Many students assume they don’t earn enough to file a tax return. Taxable scholarship income changes that calculation. For 2026, a dependent student who is single and under 65 must file a federal return if gross income exceeds the greater of $1,350, or earned income (up to $15,300) plus $450.10Internal Revenue Service. Revenue Procedure 2025-32 For filing-threshold purposes, the IRS counts taxable scholarships as earned income.11Internal Revenue Service. Check If You Need to File a Tax Return
So if your only income is $3,000 in taxable scholarship money used for room and board, your filing threshold would be $3,000 plus $450, which equals $3,450. Since your gross income ($3,000) is below that threshold, you wouldn’t be required to file. But if you had $6,000 in taxable scholarship income, your threshold would be $6,450, and again you’d fall below it. The formula is self-adjusting in a way that protects most students with only scholarship income from a filing obligation.
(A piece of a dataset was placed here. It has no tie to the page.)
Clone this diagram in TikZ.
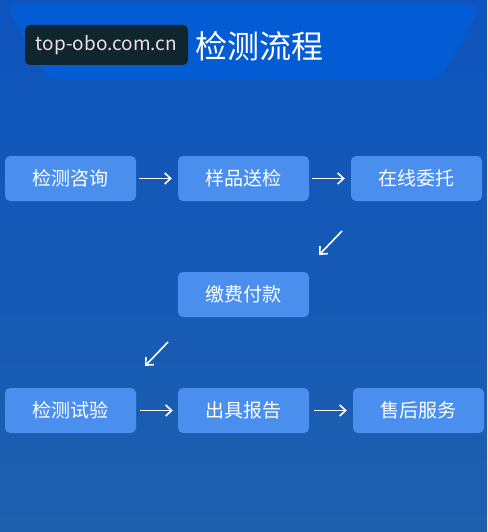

That said, you may want to file anyway. If you or your parents are claiming the AOTC, filing the return is how that credit gets calculated and refunded. Skipping the return means forfeiting the credit.
The reporting method depends on whether the taxable portion appeared on a W-2. If your scholarship involved work (like a research assistantship) and the school issued a W-2, include that amount in the total on Form 1040, line 1a with your other wages. If the taxable portion was not reported on a W-2, which is the case for most pure scholarships, report it on Schedule 1 (Form 1040), line 8, and the amount flows to Form 1040, line 8.1Internal Revenue Service. Topic No. 421, Scholarships, Fellowship Grants, and Other Grants
Your school will send Form 1098-T, which shows total scholarships and grants administered in Box 5 and payments received for qualified tuition and related expenses in Box 1.12Internal Revenue Service. Instructions for Forms 1098-E and 1098-T If Box 5 exceeds Box 1, the difference is a rough starting point for your taxable amount, but it’s not always exact. The actual taxable figure depends on your total qualified expenses, including required books and supplies you purchased outside the school. Track those receipts yourself rather than relying solely on the 1098-T.
Keep records of your rent payments, meal plan charges, and grocery spending. If the IRS asks you to verify how you spent the taxable portion, a paper trail showing the money went to actual living costs supports your reported figures.
Because scholarship income typically has no tax withheld, you could owe a lump sum when you file. If you expect to owe $1,000 or more in federal tax for 2026 after subtracting any withholding from a part-time job and refundable credits, the IRS generally expects quarterly estimated payments using Form 1040-ES.13Internal Revenue Service. 2026 Form 1040-ES Estimated Tax for Individuals
There’s a practical escape hatch for most students: if you had no tax liability at all in the prior year (common for students who were minors or earned very little), you’re exempt from estimated tax penalties for the current year. You’ll still owe the tax when you file, but you won’t face an underpayment penalty on top of it.14Internal Revenue Service. Underpayment of Estimated Tax by Individuals Penalty Once you’ve had a year with tax liability, though, this exception disappears and you’ll need to plan ahead for the following year’s payments.